▸ Goal of the exercise:
Among the entries below, find the lines with "script" and copy them.

Start Input rows

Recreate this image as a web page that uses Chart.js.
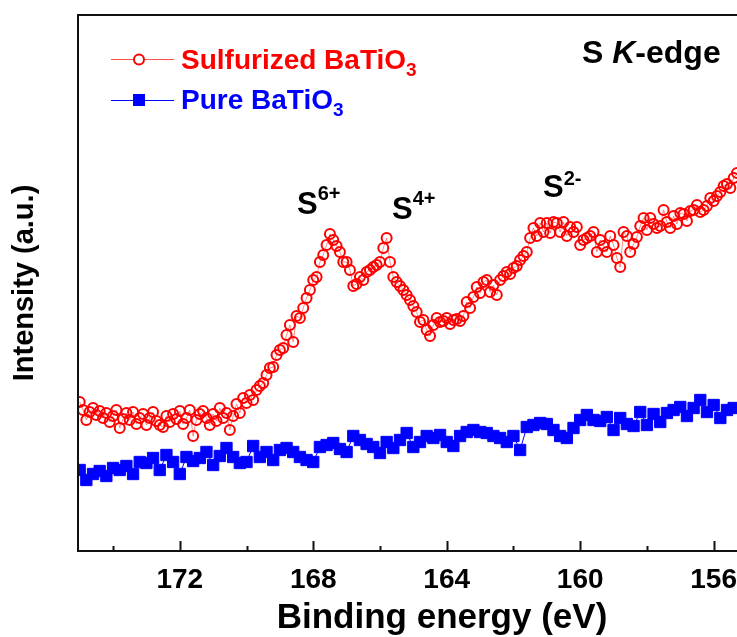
<!DOCTYPE html>
<html>
<head>
<meta charset="utf-8">
<script src="https://cdn.jsdelivr.net/npm/chart.js@4.4.1/dist/chart.umd.min.js"></script>
<style>
  html, body { margin: 0; padding: 0; background: #fff; }
</style>
</head>
<body>
<canvas id="xas" width="737" height="637"></canvas>
<script>
const FONT = "'Liberation Sans', Arial, sans-serif";

// binding energy grid (eV) for the sulfurized sample
const sulfEnergy = [
  175.0,174.9,174.8,174.7,174.6,174.5,174.4,174.3,174.2,174.1,
  174.0,173.9,173.8,173.7,173.6,173.5,173.4,173.3,173.2,173.1,
  173.0,172.9,172.8,172.7,172.6,172.5,172.4,172.3,172.2,172.1,
  172.0,171.9,171.8,171.7,171.6,171.5,171.4,171.3,171.2,171.1,
  171.0,170.9,170.8,170.7,170.6,170.5,170.4,170.3,170.2,170.1,
  170.0,169.9,169.8,169.7,169.6,169.5,169.4,169.3,169.2,169.1,
  169.0,168.9,168.8,168.7,168.6,168.5,168.4,168.3,168.2,168.1,
  168.0,167.9,167.8,167.7,167.6,167.5,167.4,167.3,167.2,167.1,
  167.0,166.9,166.8,166.7,166.6,166.5,166.4,166.3,166.2,166.1,
  166.0,165.9,165.8,165.7,165.6,165.5,165.4,165.3,165.2,165.1,
  165.0,164.9,164.8,164.7,164.6,164.5,164.4,164.3,164.2,164.1,
  164.0,163.9,163.8,163.7,163.6,163.5,163.4,163.3,163.2,163.1,
  163.0,162.9,162.8,162.7,162.6,162.5,162.4,162.3,162.2,162.1,
  162.0,161.9,161.8,161.7,161.6,161.5,161.4,161.3,161.2,161.1,
  161.0,160.9,160.8,160.7,160.6,160.5,160.4,160.3,160.2,160.1,
  160.0,159.9,159.8,159.7,159.6,159.5,159.4,159.3,159.2,159.1,
  159.0,158.9,158.8,158.7,158.6,158.5,158.4,158.3,158.2,158.1,
  158.0,157.9,157.8,157.7,157.6,157.5,157.4,157.3,157.2,157.1,
  157.0,156.9,156.8,156.7,156.6,156.5,156.4,156.3,156.2,156.1,
  156.0,155.9,155.8,155.7,155.6,155.5,155.4,155.3
];
// intensity (a.u.) of sulfurized BaTiO3
const sulfIntensity = [
  149,141,131,139,143,136,140,133,138,129,
  135,141,123,132,138,131,139,127,133,137,
  126,133,139,130,126,124,135,129,137,132,
  140,127,133,141,115,131,137,140,133,126,
  137,130,143,133,138,121,135,147,138,153,
  148,156,151,161,165,168,176,183,184,196,
  201,203,216,226,209,235,233,243,253,261,
  271,274,289,296,306,317,311,305,299,289,
  289,281,265,267,274,271,279,281,284,286,
  289,303,313,289,274,269,265,261,256,251,
  245,239,229,231,221,215,226,233,229,230,
  233,227,231,232,230,235,249,243,254,264,
  258,269,271,259,266,256,271,275,279,277,
  283,285,291,295,299,313,323,315,328,319,
  328,318,329,328,319,329,315,324,319,324,
  306,311,313,315,319,299,311,305,299,315,
  306,293,284,319,315,299,307,314,325,333,
  321,333,327,323,325,341,329,323,335,327,
  338,337,330,340,341,346,339,341,345,353,
  350,355,359,365,367,363,373,378
];

// binding energy grid (eV) for the pure sample
const pureEnergy = [
  175.0,174.8,174.6,174.4,174.2,174.0,173.8,173.6,173.4,173.2,
  173.0,172.8,172.6,172.4,172.2,172.0,171.8,171.6,171.4,171.2,
  171.0,170.8,170.6,170.4,170.2,170.0,169.8,169.6,169.4,169.2,
  169.0,168.8,168.6,168.4,168.2,168.0,167.8,167.6,167.4,167.2,
  167.0,166.8,166.6,166.4,166.2,166.0,165.8,165.6,165.4,165.2,
  165.0,164.8,164.6,164.4,164.2,164.0,163.8,163.6,163.4,163.2,
  163.0,162.8,162.6,162.4,162.2,162.0,161.8,161.6,161.4,161.2,
  161.0,160.8,160.6,160.4,160.2,160.0,159.8,159.6,159.4,159.2,
  159.0,158.8,158.6,158.4,158.2,158.0,157.8,157.6,157.4,157.2,
  157.0,156.8,156.6,156.4,156.2,156.0,155.8,155.6,155.4
];
// intensity (a.u.) of pure BaTiO3
const pureIntensity = [
  81,71,77,80,75,83,81,85,77,89,
  88,93,81,96,89,77,94,90,93,99,
  86,95,103,94,88,89,105,94,99,91,
  101,103,99,94,91,89,104,106,108,102,
  99,115,111,107,104,98,109,103,111,118,
  104,109,115,113,116,109,105,115,119,121,
  119,118,115,113,109,115,101,124,126,128,
  127,121,115,113,123,131,136,131,130,134,
  121,133,127,125,139,126,137,129,138,141,
  144,135,143,151,139,146,133,141,143
];

const majorTicks = [172, 168, 164, 160, 156];
const minorTicks = [174, 170, 166, 162, 158];

const toPoints = (xs, ys) => xs.map((x, i) => ({ x: x, y: ys[i] }));

// draws a run of text pieces (normal / italic / sub / sup) from x on baseline y
function richText(ctx, x, y, parts, color) {
  ctx.save();
  ctx.fillStyle = color;
  ctx.textBaseline = "alphabetic";
  ctx.textAlign = "left";
  parts.forEach(p => {
    ctx.font = (p.italic ? "italic " : "") + "bold " + p.size + "px " + FONT;
    ctx.fillText(p.t, x, y + (p.dy || 0));
    x += ctx.measureText(p.t).width;
  });
  ctx.restore();
}

const framePlugin = {
  id: "frame",
  afterDraw(chart) {
    const { ctx, chartArea: a } = chart;
    const xs = chart.scales.x;
    ctx.save();
    ctx.strokeStyle = "#111";
    ctx.lineWidth = 2;
    ctx.beginPath();
    ctx.moveTo(740, a.top);
    ctx.lineTo(a.left, a.top);
    ctx.lineTo(a.left, a.bottom);
    ctx.lineTo(740, a.bottom);
    ctx.stroke();

    // inward ticks on the bottom axis
    ctx.beginPath();
    majorTicks.forEach(v => {
      const px = Math.round(xs.getPixelForValue(v)) + 0.5;
      ctx.moveTo(px, a.bottom);
      ctx.lineTo(px, a.bottom - 10);
    });
    minorTicks.forEach(v => {
      const px = Math.round(xs.getPixelForValue(v)) + 0.5;
      ctx.moveTo(px, a.bottom);
      ctx.lineTo(px, a.bottom - 5);
    });
    ctx.stroke();

    // axis title (the original plot runs past the right edge, so it is centred off-middle)
    ctx.fillStyle = "#000";
    ctx.font = "bold 35px " + FONT;
    ctx.textAlign = "center";
    ctx.textBaseline = "alphabetic";
    ctx.fillText("Binding energy (eV)", 442, 628);

    // legend
    ctx.lineWidth = 1;
    ctx.strokeStyle = "#ff5050";
    ctx.beginPath();
    ctx.moveTo(111, 59.5);
    ctx.lineTo(174, 59.5);
    ctx.stroke();
    ctx.fillStyle = "#fff";
    ctx.strokeStyle = "#ff0000";
    ctx.lineWidth = 2;
    ctx.beginPath();
    ctx.arc(139, 59.5, 5, 0, Math.PI * 2);
    ctx.fill();
    ctx.stroke();

    ctx.lineWidth = 1;
    ctx.strokeStyle = "#0000ff";
    ctx.beginPath();
    ctx.moveTo(111, 100.5);
    ctx.lineTo(174, 100.5);
    ctx.stroke();
    ctx.fillStyle = "#0000ff";
    ctx.fillRect(133, 94, 12, 12);
    ctx.restore();

    richText(ctx, 181, 69, [
      { t: "Sulfurized BaTiO", size: 28 },
      { t: "3", size: 19, dy: 7 }
    ], "#ff0000");
    richText(ctx, 181, 109, [
      { t: "Pure BaTiO", size: 28 },
      { t: "3", size: 19, dy: 7 }
    ], "#0000ff");

    richText(ctx, 582, 63, [
      { t: "S ", size: 32 },
      { t: "K", size: 32, italic: true },
      { t: "-edge", size: 32 }
    ], "#000");

    // oxidation state labels
    richText(ctx, 297, 214, [{ t: "S", size: 31 }, { t: "6+", size: 20, dy: -14 }], "#000");
    richText(ctx, 392, 219, [{ t: "S", size: 31 }, { t: "4+", size: 20, dy: -14 }], "#000");
    richText(ctx, 543, 197, [{ t: "S", size: 31 }, { t: "2-", size: 20, dy: -12 }], "#000");
  }
};

new Chart(document.getElementById("xas"), {
  type: "line",
  data: {
    datasets: [
      {
        label: "Pure BaTiO3",
        data: toPoints(pureEnergy, pureIntensity),
        borderColor: "#0000ff",
        borderWidth: 1,
        pointStyle: "rect",
        pointRadius: 8,
        pointBorderWidth: 1,
        pointBackgroundColor: "#0000ff",
        pointBorderColor: "#0000ff",
        tension: 0
      },
      {
        label: "Sulfurized BaTiO3",
        data: toPoints(sulfEnergy, sulfIntensity),
        borderColor: "rgba(255,90,90,0.7)",
        borderWidth: 1,
        pointStyle: "circle",
        pointRadius: 5,
        pointBorderWidth: 2,
        pointBackgroundColor: "rgba(255,255,255,0)",
        pointBorderColor: "#ff0000",
        tension: 0
      }
    ]
  },
  options: {
    responsive: false,
    animation: false,
    devicePixelRatio: 1,
    layout: { autoPadding: false, padding: { top: 15, right: 0, left: 0, bottom: 0 } },
    plugins: { legend: { display: false }, tooltip: { enabled: false } },
    scales: {
      x: {
        type: "linear",
        reverse: true,
        min: 155.3,
        max: 175.05,
        afterBuildTicks: s => { s.ticks = majorTicks.map(v => ({ value: v })); },
        afterFit: s => { s.height = 86; s.paddingLeft = 0; s.paddingRight = 0; },
        grid: { display: false, drawTicks: false },
        border: { display: false },
        ticks: {
          padding: 12,
          color: "#000",
          maxRotation: 0,
          autoSkip: false,
          font: { family: FONT, size: 28, weight: "bold" }
        },
        title: { display: false }
      },
      y: {
        min: 0,
        max: 536,
        afterFit: s => { s.width = 78; },
        ticks: { display: false },
        grid: { display: false },
        border: { display: false },
        title: {
          display: true,
          text: "Intensity (a.u.)",
          color: "#000",
          padding: { top: 10, bottom: 0 },
          font: { family: FONT, size: 29, weight: "bold", lineHeight: 1 }
        }
      }
    }
  },
  plugins: [framePlugin]
});
</script>
</body>
</html>
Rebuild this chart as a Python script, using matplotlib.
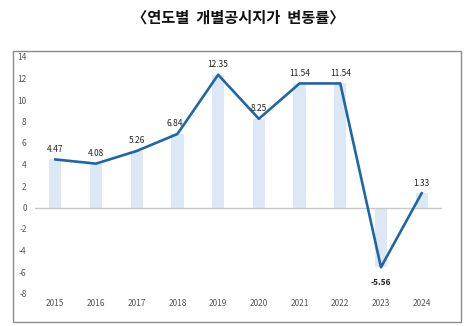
import matplotlib
matplotlib.use("Agg")
import matplotlib.pyplot as plt
from matplotlib.patches import Rectangle

years = ["2015", "2016", "2017", "2018", "2019", "2020", "2021", "2022", "2023", "2024"]
rates = [4.47, 4.08, 5.26, 6.84, 12.35, 8.25, 11.54, 11.54, -5.56, 1.33]
labels = ["4.47", "4.08", "5.26", "6.84", "12.35", "8.25", "11.54", "11.54", "-5.56", "1.33"]
yticks = [14, 12, 10, 8, 6, 4, 2, 0, -2, -4, -6, -8]

plt.rcParams['font.family'] = ['Noto Sans CJK KR', 'DejaVu Sans']

W, H = 474, 326
fig = plt.figure(figsize=(W / 100, H / 100), dpi=100)
fig.patch.set_facecolor("white")

# outer frame
frame = Rectangle((13 / W, 1 - 322 / H), (461 - 13) / W, (322 - 51) / H,
                  transform=fig.transFigure, fill=False, edgecolor="#8a8a8a",
                  linewidth=1.0)
fig.patches.append(frame)

fig.text(238 / W, 1 - 18 / H, "〈연도별  개별공시지가  변동률〉", ha="center", va="center",
         fontsize=11, fontweight="bold", color="#111111")

left, right = 35 / W, 442 / W
top, bottom = 1 - 57 / H, 1 - 293.5 / H
ax = fig.add_axes([left, bottom, right - left, top - bottom])

x = list(range(len(years)))
ax.bar(x, rates, width=0.3, color="#dce8f5", zorder=1)
ax.axhline(0, color="#c8c8c8", linewidth=1.0, zorder=2)
ax.plot(x, rates, color="#1f66a8", linewidth=1.9, zorder=3)

for xi, v, lab in zip(x, rates, labels):
    if v < 0:
        ax.annotate(lab, (xi, v), xytext=(0, -8), textcoords="offset points",
                    ha="center", va="top", fontsize=6, color="#222222",
                    fontweight="bold")
    else:
        dx = -2 if lab == "6.84" else 0
        ax.annotate(lab, (xi, v), xytext=(dx, 4), textcoords="offset points",
                    ha="center", va="bottom", fontsize=6, color="#222222")

ax.set_xlim(-0.5, len(years) - 0.5)
ax.set_ylim(-8, 14)
ax.set_yticks(yticks)
ax.set_yticklabels([str(t) for t in yticks])
ax.set_xticks(x)
ax.set_xticklabels(years)
ax.tick_params(axis="both", length=0, labelsize=6, labelcolor="#555555")
ax.tick_params(axis="y", pad=6)
ax.tick_params(axis="x", pad=4)
for s in ax.spines.values():
    s.set_visible(False)
ax.set_facecolor("none")

fig.savefig("out.png", dpi=100, facecolor="white")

End Input rows

▸ Exercise response:
<script src="https://cdn.jsdelivr.net/npm/chart.js@4.4.1/dist/chart.umd.min.js"></script>
<script>
</script>
Rebuild this chart as a Python script, using matplotlib.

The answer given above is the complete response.